— Зато скоро выйду на пенсию. К осени просила выдать мне выходное пособие. Пока держусь на ногах, нужно подумать и об отдыхе. Не хочу дожидаться, пока стану развалиной.
На террасе ресторана, выходящей к озеру, крутят диски, и местная молодежь танцует. Небо усеяно звездами. Луна выходит из-за деревьев. Тетя тычет пальцем в парочки и возмущенно шепчет мне на ухо:
— Что они делают? Уснули?
— Нет, тетя.
— А что же?
— Наслаждаются близостью.
— Ага! — язвительно восклицает она. — Вот в чем дело. И это называется танцами?
— Может, и нет, — соглашаюсь я (несколько пар вообще застыли на месте).
— Разве это развлечение?
— Кому что нравится.
Тетя подозрительно смотрит на меня:
— На что ты намекаешь?
Я молчу. Для ее успокоения добавляю:
— Конечно, это не то, что было раньше.
— Слава богу, хоть ты понимаешь, — восклицает она. — Или хотя бы делаешь вид.
Ей достаточно моего согласия. Тетя сильно сдала. Раньше ее трудно было уломать. Теперь же, когда мы идем по тропинке, она говорит:
— Прежде я не понимала, как это люди ошибаются. Сейчас другое дело. Жизнь многому меня научила, теперь я знаю, что человек слаб от природы. Поэтому не стоит подвергать его соблазну. Не то чтоб мужчины были раньше лучше, просто возможностей у них было меньше. Вот именно: возможностей. А теперь — кино, телевидение, танцы, прогулки… Поэтому честь и хвала девушке, если она блюдет себя при нынешней-то жизни. Значит, не так глупа, как остальные. Не тупица, не дура, не вертихвостка, думает о своей чести, достоинстве…
И пошло. Словом, у тети появились сомнения.
Кое-что она принимает, но скрепя сердце. Втайне же думает, что на свете нет ничего дороже, чем «честь» и «достоинство». Однако в двадцать лет и ей довелось пережить любовную историю — первую и последнюю.

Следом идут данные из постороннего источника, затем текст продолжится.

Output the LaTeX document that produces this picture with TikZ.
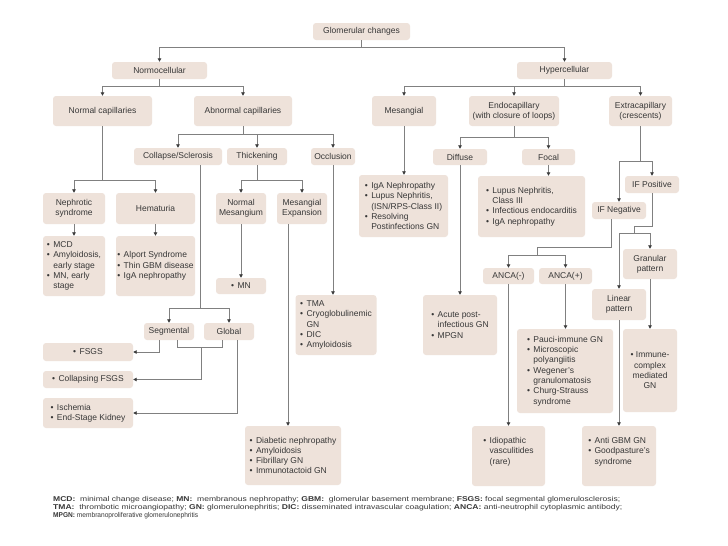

— Он ведь с тобой дурно поступил, тетя?
— Да, крутил, кроме меня, еще с двумя.
— И больше никого у тебя не было?
— Нет. Ухаживал, правда, еще один учитель, но он отмочил такую глупость, что я дала ему от ворот поворот.
— Он тебя рассердил?
— Конечно, ведь я не из нынешних.
— Что же он такое отмочил?
Тетя продолжает штемпелевать конверты.
— Так что же он тебе сказал?
От яростного стука лопаются перепонки. Внезапно она откладывает штемпель в сторону, смотрит мне в лицо, не зная, отвечать на вопрос или нет, затем восклицает:
— Представляешь, он сказал, что у меня роскошное тело. А я ему крикнула: «Дурак!»

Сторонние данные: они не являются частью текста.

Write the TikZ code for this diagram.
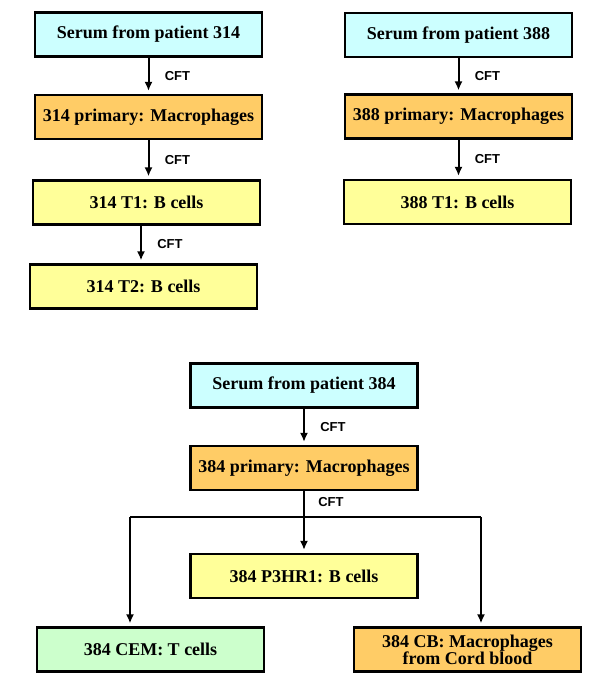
\documentclass[tikz,border=0pt]{standalone}
\usepackage{fontspec}
\setmainfont{Liberation Serif}
\newfontfamily\cftfont{Liberation Sans}
\usetikzlibrary{arrows.meta, calc}
\definecolor{serum}{HTML}{CCFFFF}
\definecolor{macro}{HTML}{FFCC66}
\definecolor{bcell}{HTML}{FFFF99}
\definecolor{tcell}{HTML}{CCFFCC}
\tikzset{
  box/.style={draw, line width=2.2pt, minimum width=227pt, minimum height=44pt,
    inner sep=2pt, align=center, font=\fontsize{18}{17}\selectfont\bfseries},
  arr/.style={line width=2pt, -{Latex[length=9pt,width=8pt]}, shorten >=3pt},
  cft/.style={font=\cftfont\fontsize{13}{14}\selectfont\bfseries, anchor=west, xshift=12pt},
}

\begin{document}
\begin{tikzpicture}[x=1pt, y=-1pt]
\useasboundingbox (0,0) rectangle (600,686);
% patient 314
\node[box, fill=serum] (s314) at (148.5,34.5) {Serum from patient 314};
\node[box, fill=macro] (p314) at (148.5,117) {314 primary: Macrophages};
\node[box, fill=bcell] (t1a) at (146.5,202.5) {314 T1: B cells};
\node[box, fill=bcell] (t2a) at (143.5,286.5) {314 T2: B cells};
\coordinate (k314) at ([xshift=-5.5pt]t1a.south);
\draw[arr] (s314.south) -- (s314.south |- p314.north) node[cft, midway] {CFT};
\draw[arr] (p314.south) -- (p314.south |- t1a.north) node[cft, midway] {CFT};
\draw[arr] (k314) -- (k314 |- t2a.north) node[cft, midway] {CFT};
% patient 388
\node[box, fill=serum] (s388) at (458.5,35) {Serum from patient 388};
\node[box, fill=macro] (p388) at (458.5,116.5) {388 primary: Macrophages};
\node[box, fill=bcell] (t1b) at (457.5,202) {388 T1: B cells};
\draw[arr] (s388.south) -- (s388.south |- p388.north) node[cft, midway] {CFT};
\draw[arr] (p388.south) -- (p388.south |- t1b.north) node[cft, midway] {CFT};
% patient 384
\node[box, fill=serum] (s384) at (304,385.5) {Serum from patient 384};
\node[box, fill=macro] (p384) at (304,468) {384 primary: Macrophages};
\node[box, fill=bcell] (p3hr1) at (304,576) {384 P3HR1: B cells};
\node[box, fill=tcell] (cem) at (150.5,649.5) {384 CEM: T cells};
\node[box, fill=macro] (cb) at (467.5,649.5) {384 CB: Macrophages\\from Cord blood};
\coordinate (lft) at (130,517);
\coordinate (rgt) at (481,517);
\draw[arr] (s384.south) -- (p384.north) node[cft, midway] {CFT};
\draw[arr] (p384.south) -- (p3hr1.north) node[cft, pos=0.18, xshift=-2pt] {CFT};
\draw[line width=2pt] (lft) -- (rgt);
\draw[arr] (lft) -- (lft |- cem.north);
\draw[arr] (rgt) -- (rgt |- cb.north);
\end{tikzpicture}
\end{document}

Захожу к ней на почту — в маленькую, залитую солнцем комнату, — чтобы показать рассказ, который я написал.
Она довольна. — Мне нравится, — говорит она, — сразу видно, к чему приводит измена жене.
— Только поэтому?
— Нет. Написано хорошо, и вообще поучительная история.

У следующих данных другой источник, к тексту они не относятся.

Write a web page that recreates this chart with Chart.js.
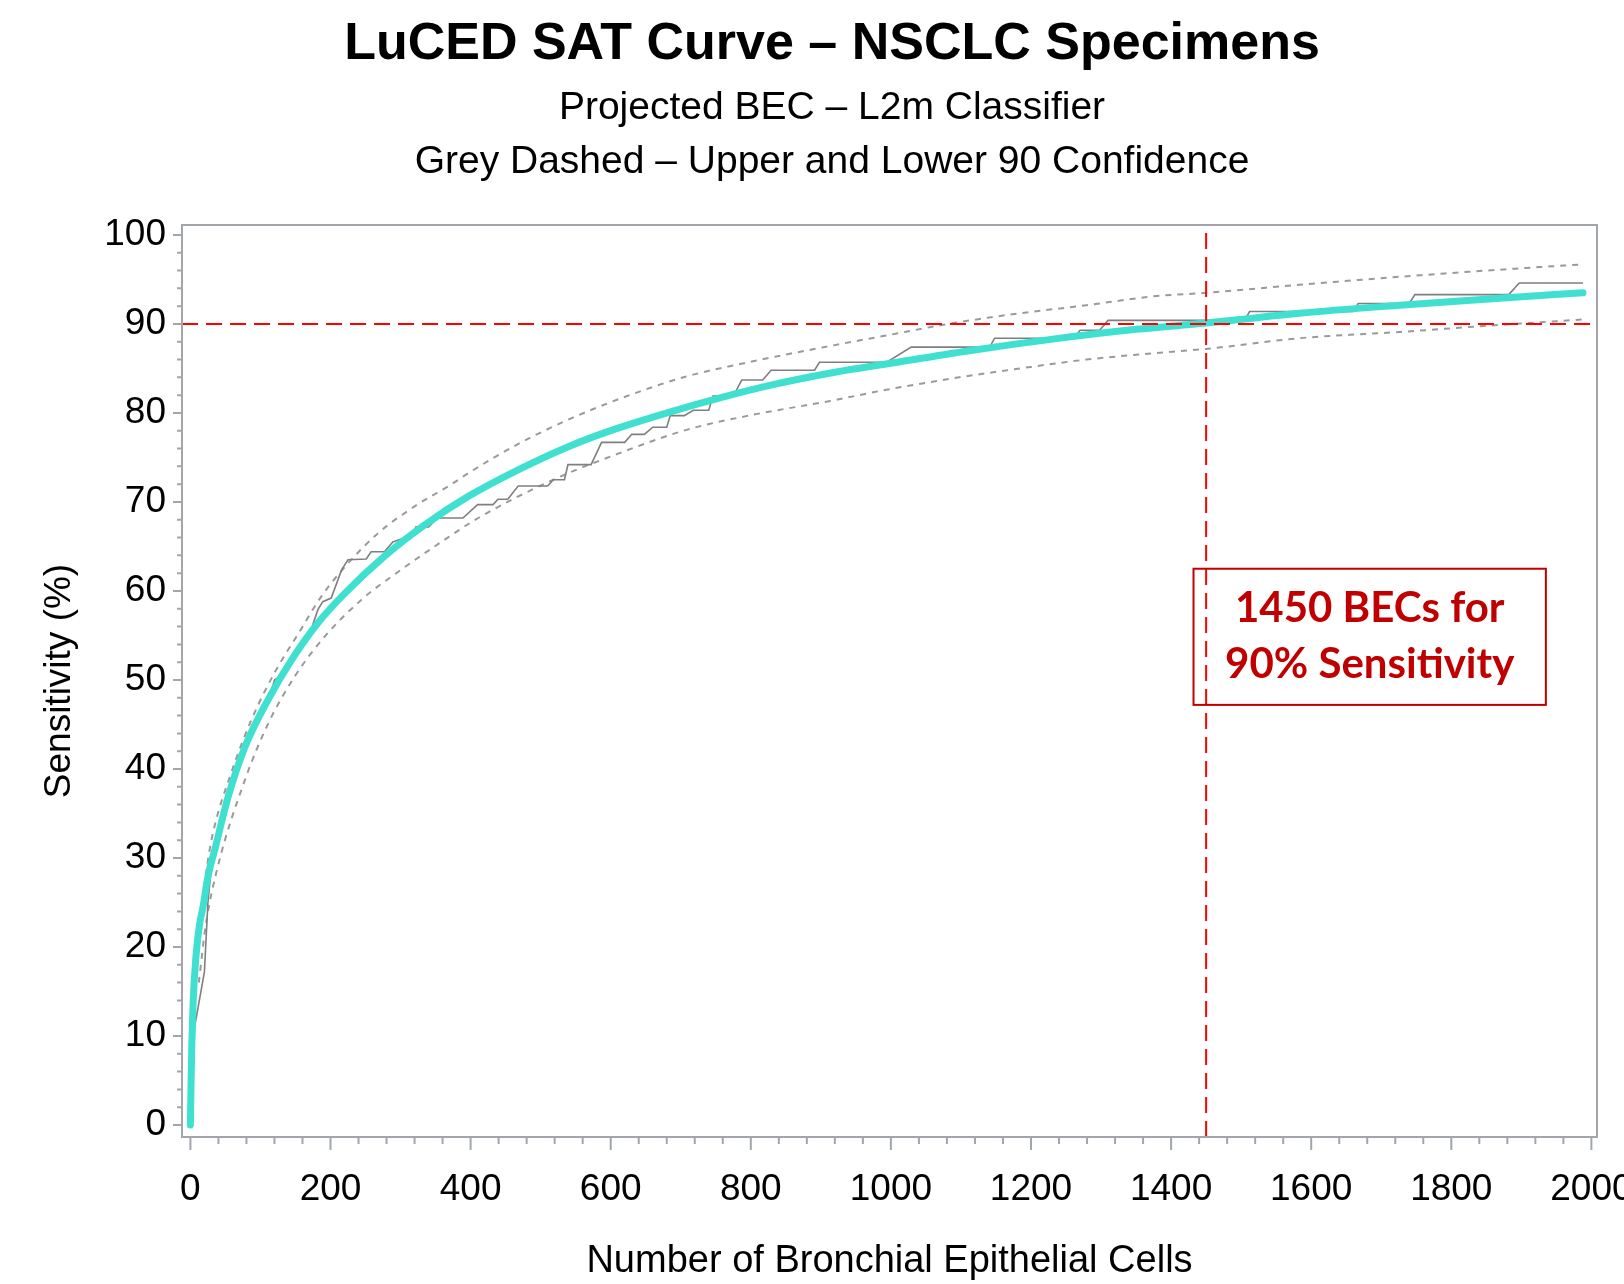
<!DOCTYPE html>
<html>
<head>
<meta charset="utf-8">
<script src="https://cdn.jsdelivr.net/npm/chart.js@4.4.1/dist/chart.umd.min.js"></script>
<style>
    html, body { margin: 0; padding: 0; background: #fff; }
    #wrap { width: 1624px; height: 1284px; overflow: hidden; }
</style>
</head>
<body>
<div id="wrap"><canvas id="satChart"></canvas></div>
<script>
// tick labels
const xTickValues = [0, 200, 400, 600, 800, 1000, 1200, 1400, 1600, 1800, 2000];
const yTickValues = [0, 10, 20, 30, 40, 50, 60, 70, 80, 90, 100];

// fitted SAT curve (teal)
const fitX = [0, 1, 2, 4, 8, 13, 18, 25, 35, 54, 78, 111, 144, 182, 220, 277, 334, 396, 470, 542, 603, 684, 756, 827, 922, 993, 1112, 1231, 1350, 1450, 1498, 1583, 1726, 1869, 1988];
const fitY = [0, 5, 9, 14, 19, 22.5, 24.5, 27.9, 31, 36.9, 42.5, 47.8, 52.2, 56.4, 59.7, 63.9, 67.4, 70.6, 73.7, 76.3, 78.1, 80.1, 81.7, 83.1, 84.6, 85.5, 87.0, 88.3, 89.4, 90.1, 90.5, 91.2, 92.1, 92.9, 93.5];

// upper 90 confidence (grey dashed)
const upperX = [8, 16, 20, 30, 58, 87, 120, 154, 187, 225, 268, 320, 373, 400, 470, 541, 613, 708, 803, 898, 993, 1089, 1184, 1279, 1374, 1450, 1583, 1726, 1869, 1988];
const upperY = [20, 24.5, 27, 32, 39.5, 45.5, 50.8, 55.2, 59.4, 63.1, 66.5, 69.5, 72.0, 73.4, 76.6, 79.3, 81.6, 84.1, 85.8, 87.3, 88.7, 90.1, 91.2, 92.1, 93.1, 93.5, 94.4, 95.3, 96.1, 96.7];

// lower 90 confidence (grey dashed)
const lowerX = [12, 22, 39, 78, 111, 149, 192, 244, 301, 358, 411, 518, 613, 708, 803, 910, 993, 1089, 1184, 1279, 1374, 1450, 1583, 1726, 1869, 1988];
const lowerY = [16, 22.5, 29, 38.8, 45.1, 50.4, 54.9, 59.0, 62.4, 65.5, 68.2, 72.5, 75.5, 78.1, 79.8, 81.3, 82.6, 83.9, 85.0, 86.0, 86.7, 87.2, 88.4, 89.1, 89.9, 90.5];

// observed step curve (grey solid)
const stepX = [0, 3, 6, 20, 25, 30, 54, 78, 111, 120, 135, 150, 173, 182, 189, 201, 216, 225, 251, 258, 277, 289, 303, 315, 322, 340, 353, 389, 410, 432, 439, 453, 468, 510, 518, 534, 539, 572, 587, 620, 630, 648, 660, 680, 685, 705, 718, 740, 746, 775, 787, 817, 829, 891, 898, 994, 1029, 1141, 1148, 1262, 1270, 1298, 1310, 1505, 1512, 1660, 1667, 1740, 1748, 1882, 1897, 1988];
const stepY = [0, 6, 11, 17.2, 25, 29, 36.6, 42.2, 47.5, 50.0, 50.8, 52.5, 55.8, 57.9, 58.8, 59.2, 62.4, 63.5, 63.6, 64.4, 64.4, 65.5, 65.9, 66.0, 67.2, 67.2, 68.2, 68.2, 69.7, 69.7, 70.3, 70.3, 71.8, 71.8, 72.5, 72.5, 74.2, 74.2, 76.7, 76.7, 77.6, 77.6, 78.4, 78.4, 79.7, 79.7, 80.3, 80.3, 81.9, 81.9, 83.7, 83.7, 84.8, 84.8, 85.7, 85.7, 87.4, 87.4, 88.4, 88.4, 89.3, 89.3, 90.4, 90.4, 91.4, 91.4, 92.3, 92.3, 93.3, 93.3, 94.6, 94.6];

// reference lines
const targetSensitivity = 90;
const requiredCells = 1450;
const noteLines = ['1450 BECs for', '90% Sensitivity'];

// titles
const titleText = 'LuCED SAT Curve – NSCLC Specimens';
const subtitleLines = ['Projected BEC – L2m Classifier', 'Grey Dashed – Upper and Lower 90 Confidence'];

// note box, in data units
const noteBox = { x0: 1432, x1: 1935, y0: 47.2, y1: 62.5, lineY: [58.0, 51.8] };

const toPoints = (xs, ys) => xs.map((x, i) => ({ x, y: ys[i] }));

const axisGrey = '#a2a6aa';
const fontFamily = '"Liberation Sans", Arial, sans-serif';

// SAS-style titles, centred a little right of the canvas centre
const titleBlock = {
    id: 'titleBlock',
    afterDraw(chart) {
        const { ctx } = chart;
        const cx = 832;
        ctx.save();
        ctx.fillStyle = '#000';
        ctx.textAlign = 'center';
        ctx.textBaseline = 'middle';
        ctx.font = `bold 52px ${fontFamily}`;
        ctx.fillText(titleText, cx, 45);
        ctx.font = `39px ${fontFamily}`;
        ctx.fillText(subtitleLines[0], cx, 108);
        ctx.fillText(subtitleLines[1], cx, 162);
        ctx.restore();
    }
};

// frame box plus major/minor tick marks
const frameTicks = {
    id: 'frameTicks',
    afterDraw(chart) {
        const { ctx, chartArea: a, scales: { x, y } } = chart;
        ctx.save();
        ctx.strokeStyle = axisGrey;
        ctx.lineWidth = 2;
        ctx.strokeRect(a.left, a.top, a.right - a.left, a.bottom - a.top);
        ctx.beginPath();
        for (let v = 0; v <= 2000; v += 40) {
            const px = x.getPixelForValue(v);
            const len = v % 200 === 0 ? 13 : 7;
            ctx.moveTo(px, a.bottom);
            ctx.lineTo(px, a.bottom + len);
        }
        for (let v = 0; v <= 100; v += 2) {
            const py = y.getPixelForValue(v);
            const len = v % 10 === 0 ? 9 : 5;
            ctx.moveTo(a.left - len, py);
            ctx.lineTo(a.left, py);
        }
        ctx.stroke();
        ctx.restore();
    }
};

// red dashed target lines and the note box
const targetLines = {
    id: 'targetLines',
    afterDatasetsDraw(chart) {
        const { ctx, chartArea: a, scales: { x, y } } = chart;
        ctx.save();
        ctx.strokeStyle = '#ff0000';
        ctx.lineWidth = 2;
        ctx.setLineDash([16, 8]);
        const hy = y.getPixelForValue(targetSensitivity);
        const vx = x.getPixelForValue(requiredCells);
        ctx.beginPath();
        ctx.moveTo(a.left, hy);
        ctx.lineTo(a.right, hy);
        ctx.moveTo(vx, a.bottom);
        ctx.lineTo(vx, a.top);
        ctx.stroke();

        ctx.setLineDash([]);
        const bx0 = x.getPixelForValue(noteBox.x0);
        const bx1 = x.getPixelForValue(noteBox.x1);
        const by0 = y.getPixelForValue(noteBox.y1);
        const by1 = y.getPixelForValue(noteBox.y0);
        ctx.strokeStyle = '#c00000';
        ctx.lineWidth = 2;
        ctx.strokeRect(bx0, by0, bx1 - bx0, by1 - by0);

        ctx.fillStyle = '#c00000';
        ctx.font = 'bold 42px Lato, "Open Sans", sans-serif';
        ctx.textAlign = 'center';
        ctx.textBaseline = 'middle';
        noteLines.forEach((t, i) => {
            ctx.fillText(t, (bx0 + bx1) / 2, y.getPixelForValue(noteBox.lineY[i]));
        });
        ctx.restore();
    }
};

Chart.defaults.font.family = fontFamily;
Chart.defaults.color = '#000';

const ctx = document.getElementById('satChart').getContext('2d');
new Chart(ctx, {
    type: 'line',
    data: {
        datasets: [
            {
                label: 'Projected BEC',
                data: toPoints(fitX, fitY),
                borderColor: '#40e0d0',
                borderWidth: 7,
                borderCapStyle: 'round',
                pointRadius: 0,
                cubicInterpolationMode: 'monotone',
                order: 0
            },
            {
                label: 'Observed',
                data: toPoints(stepX, stepY),
                borderColor: '#7f7f7f',
                borderWidth: 1.6,
                pointRadius: 0,
                tension: 0,
                order: 1
            },
            {
                label: 'Upper 90',
                data: toPoints(upperX, upperY),
                borderColor: '#9a9a9a',
                borderWidth: 2,
                borderDash: [6, 6],
                pointRadius: 0,
                cubicInterpolationMode: 'monotone',
                order: 2
            },
            {
                label: 'Lower 90',
                data: toPoints(lowerX, lowerY),
                borderColor: '#9a9a9a',
                borderWidth: 2,
                borderDash: [6, 6],
                pointRadius: 0,
                cubicInterpolationMode: 'monotone',
                order: 2
            }
        ]
    },
    options: {
        responsive: true,
        maintainAspectRatio: false,
        animation: false,
        layout: { padding: { left: 0, right: 27, top: 225, bottom: 0 } },
        plugins: {
            legend: { display: false },
            tooltip: { enabled: false },
            title: { display: false },
            subtitle: { display: false }
        },
        scales: {
            x: {
                type: 'linear',
                min: -12,
                max: 2008,
                afterBuildTicks: s => { s.ticks = xTickValues.map(v => ({ value: v })); },
                afterFit: s => { s.height = 147; s.paddingLeft = 0; s.paddingRight = 0; },
                grid: { display: false, drawTicks: false },
                border: { display: false },
                ticks: {
                    autoSkip: false,
                    maxRotation: 0,
                    padding: 31,
                    font: { size: 37 },
                    color: '#000',
                    callback: v => String(v)
                },
                title: {
                    display: true,
                    text: 'Number of Bronchial Epithelial Cells',
                    font: { size: 38 },
                    padding: { top: 0, bottom: 0 },
                    color: '#000'
                }
            },
            y: {
                min: -1.35,
                max: 101.12,
                afterBuildTicks: s => { s.ticks = yTickValues.map(v => ({ value: v })); },
                afterFit: s => { s.width = 182; s.paddingTop = 0; s.paddingBottom = 0; },
                grid: { display: false, drawTicks: false },
                border: { display: false },
                ticks: {
                    padding: 16,
                    font: { size: 37 },
                    color: '#000',
                    callback: v => String(v)
                },
                title: {
                    display: true,
                    text: 'Sensitivity (%)',
                    font: { size: 37 },
                    padding: { top: 38, bottom: 0 },
                    color: '#000'
                }
            }
        }
    },
    plugins: [titleBlock, frameTicks, targetLines]
});
</script>
</body>
</html>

— Поучительная-то поучительная, но можно было бы доказать и обратное.
Тетя накидывается на меня:
— Все вы одним миром мазаны! Неужели больше не о чем писать? Стоит тогда браться за перо!
— Конечно, чтобы лучше во всем разобраться.
— Ты больше всех понимаешь, что ли?
— Нет, но есть и такие, кому нужно объяснять.
— Кто же, например?
— Чтобы не ударить лицом в грязь, приходится ссылаться на людей, которым кое-что и невдомек.
Перебираю в уме разные варианты, наконец останавливаюсь на одном: — Например, тетя, если кто-то утверждает, что женщины только по любви ложатся с мужчинами, то он ничего не понимает.
— Ложатся куда?
— В постель, тетя (подобная возможность не сразу приходит ей в голову).
Поколебавшись немного, она просит наконец оставить ее в покое.
Тетя — очень строгая католичка.
Вечером перед отъездом сообщаю ей, что один мой знакомый погиб во время паломничества в Лурд[5].
Замолкнув, я жду.
Тетя невозмутимо возится по хозяйству. Вдруг она выпаливает:
— Приходский священник тоже ездил в Лурд, чтобы исцелиться от рака, и по дороге попал в аварию.
Я изумленно смотрю на нее.
— Так вот, он остался цел и невредим и, кажется, даже излечился от рака.
Подходит автобус.
Тетя встает на цыпочки, чтобы обнять меня.
Она взволнована.
Автобус трогается.
Тетя приходит в себя, делает несколько шагов и кричит вслед:
— Никогда не упоминай обо мне в своих глупых рассказах. Я человек серьезный.